Super Regional Banks (e.g., USB, PNC) National and regional economic health, loan growth, and efficiency at scale. Integration risk from M&A and intense competition.
Community Banks (Local focus) Local real estate market, small business lending, and deposit relationships. Concentration risk in a specific geographic area or industry.

Core Strategies & Tips

  • The “Boring is Beautiful” Principle. The most exciting stories in banking often come with the biggest risks. I’ve found my best long-term returns in well-managed, seemingly “boring” regional banks that focus on classic lending, maintain a strong culture, and steadily grow their dividend. They don’t make headlines, but they build wealth.
  • My Biggest Mistake: Ignoring Deposit Composition. Early in my career, I was enamored with a bank showing incredible net interest margin expansion. I overlooked that they were funding their growth with high-cost, brokered deposits. When rates shifted and fear hit the market, those deposits vanished overnight, and the stock cratered. I will never again underestimate the power of a stable, low-cost deposit base. It’s a lesson I paid for.
  • Follow the Insiders. Pay close attention to insider buying, especially from the CEO and CFO. When the people who know the business best are buying shares with their own money on the open market, it’s a powerful signal of confidence in the bank’s future prospects.
  • Portfolio Allocation: Your Investment Plan. When you find a bank you like, don’t go all-in at once. Start with a small position. Averaging in over a few months or quarters can reduce your risk if the market has a downturn. For most investors, a diversified basket of 3-5 high-quality bank stocks is a more prudent approach than betting on a single one.

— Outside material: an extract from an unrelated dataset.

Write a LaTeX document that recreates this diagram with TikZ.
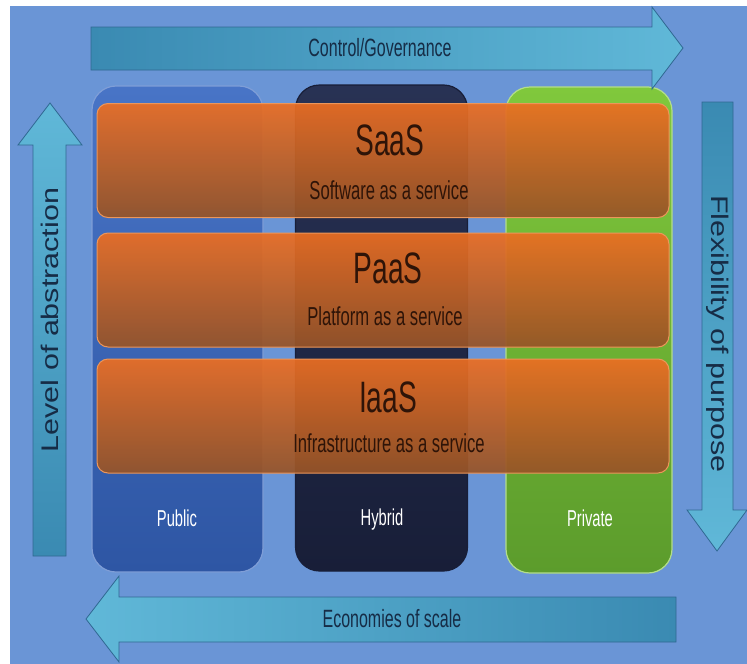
\documentclass[tikz,border=0pt]{standalone}
\usepackage{fontspec}
\setmainfont{Liberation Sans}
\newfontfamily\narrowsf{Liberation Sans}[FakeStretch=0.64]
\newfontfamily\widesf{Liberation Sans}[FakeStretch=1.27]
\definecolor{panelblue}{RGB}{106,149,214}
\definecolor{flowdark}{RGB}{58,138,178}
\definecolor{flowlight}{RGB}{96,184,216}
\definecolor{flowedge}{RGB}{48,104,146}
\definecolor{flowtext}{RGB}{22,44,70}
\definecolor{pubtop}{RGB}{72,116,198}
\definecolor{pubbot}{RGB}{46,86,164}
\definecolor{hybtop}{RGB}{40,50,84}
\definecolor{hybbot}{RGB}{24,30,56}
\definecolor{privtop}{RGB}{128,200,60}
\definecolor{privbot}{RGB}{92,156,44}
\definecolor{tiertop}{RGB}{236,110,34}
\definecolor{tierbot}{RGB}{150,84,40}
\definecolor{tieredge}{RGB}{236,150,90}
\definecolor{tiertext}{RGB}{46,20,8}
\tikzset{%
    flow/.style={draw=flowedge, line width=0.8pt},
    colbox/.style={rectangle, rounded corners=24pt, inner sep=0pt, line width=1.2pt, minimum height=486pt},
    tier/.style={rectangle, rounded corners=11pt, inner sep=0pt, minimum width=572pt, minimum height=114pt, top color=tiertop, bottom color=tierbot, fill opacity=0.93, draw=tieredge, line width=1pt},
    ttl/.style={font=\narrowsf\fontsize{44}{48}\selectfont, text=tiertext},
    subt/.style={font=\narrowsf\fontsize{26}{30}\selectfont, text=tiertext},
    clab/.style={font=\narrowsf\fontsize{23}{27}\selectfont, text=white},
    alab/.style={font=\narrowsf\fontsize{25}{29}\selectfont, text=flowtext},
    vlab/.style={font=\widesf\fontsize{24}{28}\selectfont, text=flowtext},
}
\begin{document}
\begin{tikzpicture}[x=1pt, y=-1pt]
    \useasboundingbox (0,0) rectangle (747,664);
    \fill [panelblue] (10,6) rectangle (747,664);
    % deployment columns
    \node (pub) [colbox, minimum width=171pt, top color=pubtop, bottom color=pubbot, draw=pubtop!70!white] at (177.5,329) {};
    \node (hyb) [colbox, minimum width=172pt, top color=hybtop, bottom color=hybbot, draw=hybbot] at (381.5,328) {};
    \node (priv) [colbox, minimum width=166pt, top color=privtop, bottom color=privbot, draw=privtop!60!white] at (589,330) {};
    \node (publ) [clab] at (177,518) {Public};
    \node (hybl) [clab] at (382,520) {Hybrid};
    \node (privl) [clab] at (590,518) {Private};
    % service tiers
    \node (saas) [tier] at (383,160.5) {};
    \node (paas) [tier] at (383,290) {};
    \node (iaas) [tier] at (383,416) {};
    \node (saast) [ttl] at (390,140) {SaaS};
    \node (saass) [subt] at (389,190) {Software as a service};
    \node (paast) [ttl] at (388,268) {PaaS};
    \node (paass) [subt] at (385,316) {Platform as a service};
    \node (iaast) [ttl] at (388,397) {IaaS};
    \node (iaass) [subt] at (389,443) {Infrastructure as a service};
    % axis arrows
    \draw [flow, left color=flowdark, right color=flowlight] (91,27) -- (652,27) -- (652,7) -- (683,48) -- (652,89) -- (652,70) -- (91,70) -- cycle;
    \draw [flow, left color=flowlight, right color=flowdark] (676,597) -- (119,597) -- (119,576) -- (86,619) -- (119,662) -- (119,642) -- (676,642) -- cycle;
    \draw [flow, top color=flowlight, bottom color=flowdark] (33,556) -- (33,145) -- (18,145) -- (50,103) -- (82,145) -- (66,145) -- (66,556) -- cycle;
    \draw [flow, top color=flowdark, bottom color=flowlight] (702,102) -- (733,102) -- (733,510) -- (747,510) -- (717,551) -- (687,510) -- (702,510) -- cycle;
    \node (ctrl) [alab] at (380,48) {Control/Governance};
    \node (econ) [alab] at (392,619) {Economies of scale};
    \node (abst) [vlab, rotate=90] at (50,320) {Level of abstraction};
    \node (flex) [vlab, rotate=-90] at (718,334) {Flexibility of purpose};
\end{tikzpicture}
\end{document}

Frequently Asked Questions

Will higher interest rates continue to benefit bank stocks in 2026?

It’s a double-edged sword. While higher rates can boost Net Interest Margins, they can also slow loan demand and increase unrealized losses on bond portfolios. The most successful banks will be those that can attract and retain low-cost deposits in this environment.

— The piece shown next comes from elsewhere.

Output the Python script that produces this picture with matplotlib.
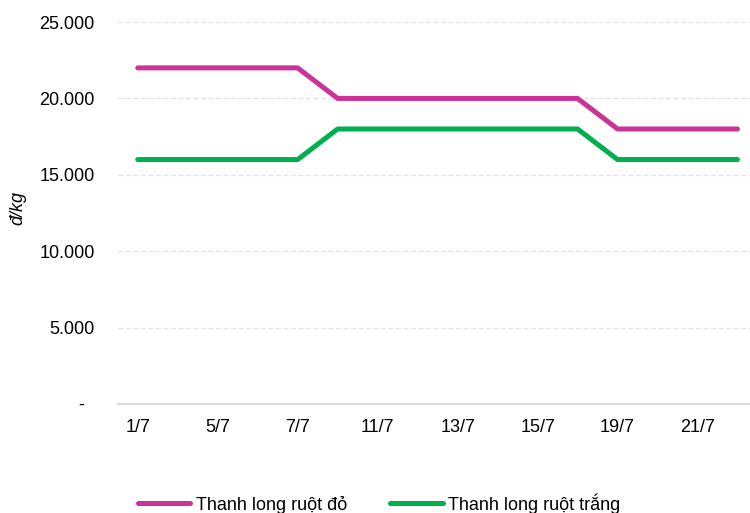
import matplotlib
matplotlib.use("Agg")
import matplotlib.pyplot as plt
from matplotlib.ticker import FuncFormatter

plt.rcParams["font.family"] = ["Liberation Sans", "DejaVu Sans"]

# giá thanh long theo ngày (đ/kg)
dates = ["1/7", "2/7", "5/7", "6/7", "7/7", "8/7", "11/7", "12/7",
         "13/7", "14/7", "15/7", "16/7", "19/7", "20/7", "21/7", "22/7"]
ruot_do = [22000, 22000, 22000, 22000, 22000, 20000, 20000, 20000,
           20000, 20000, 20000, 20000, 18000, 18000, 18000, 18000]
ruot_trang = [16000, 16000, 16000, 16000, 16000, 18000, 18000, 18000,
              18000, 18000, 18000, 18000, 16000, 16000, 16000, 16000]
y_ticks = [0, 5000, 10000, 15000, 20000, 25000]

PINK = "#CC3399"
GREEN = "#00B050"

fig = plt.figure(figsize=(7.5, 5.13), dpi=100)
ax = fig.add_axes([0.157, 0.2125, 0.853, 0.7445])

x = list(range(len(dates)))
ax.plot(x, ruot_do, color=PINK, lw=3.6, solid_capstyle="round",
        solid_joinstyle="round", label="Thanh long ruột đỏ", zorder=3)
ax.plot(x, ruot_trang, color=GREEN, lw=3.6, solid_capstyle="round",
        solid_joinstyle="round", label="Thanh long ruột trắng", zorder=3)

ax.set_xlim(-0.5, len(dates) - 0.5)
ax.set_ylim(0, 25000)
ax.set_yticks(y_ticks)
ax.yaxis.set_major_formatter(FuncFormatter(
    lambda v, _: "-  " if v == 0 else f"{int(v):,}".replace(",", ".")))
ax.set_xticks(x[::2])
ax.set_xticklabels(dates[::2])
ax.tick_params(axis="both", length=0, labelsize=13, colors="#000000")
ax.tick_params(axis="y", pad=16.5)
ax.tick_params(axis="x", pad=11)

ax.grid(axis="y", color="#E3E3E3", lw=0.9, linestyle=(0, (4, 2)))
ax.set_axisbelow(True)
for side in ("top", "right", "left"):
    ax.spines[side].set_visible(False)
ax.spines["bottom"].set_color("#D9D9D9")
ax.spines["bottom"].set_linewidth(1.5)

fig.text(18 / 750, 1 - 208 / 513, "đ/kg", fontsize=13, style="italic",
         rotation=90, ha="center", va="center")

fig.legend(loc="lower center", bbox_to_anchor=(0.5057, -0.033), ncol=2,
           frameon=False, fontsize=13, handlelength=2.9, handletextpad=0.3,
           columnspacing=2.4)

fig.savefig("out.png", dpi=100, facecolor="white")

How much should I worry about commercial real estate (CRE) exposure?

It’s a legitimate concern, particularly in the office space sector. Scrutinize a bank’s disclosures on their CRE loan portfolio. Look for banks with low office exposure, diverse CRE loans, and healthy loan-to-value ratios.

Are regional banks safe to invest in now?

The 2023 crisis led to a flight to quality, and many well-run regional banks were unfairly punished. For diligent investors, this has created opportunities to buy strong franchises at attractive valuations, provided you do your homework on their capital and deposit stability.

What’s the single most important metric for a bank stock today?

If I had to pick just one, it would be the percentage of deposits that are FDIC-insured. This is the clearest and most direct indicator of deposit franchise stability and “stickiness” in a world where depositor confidence is paramount.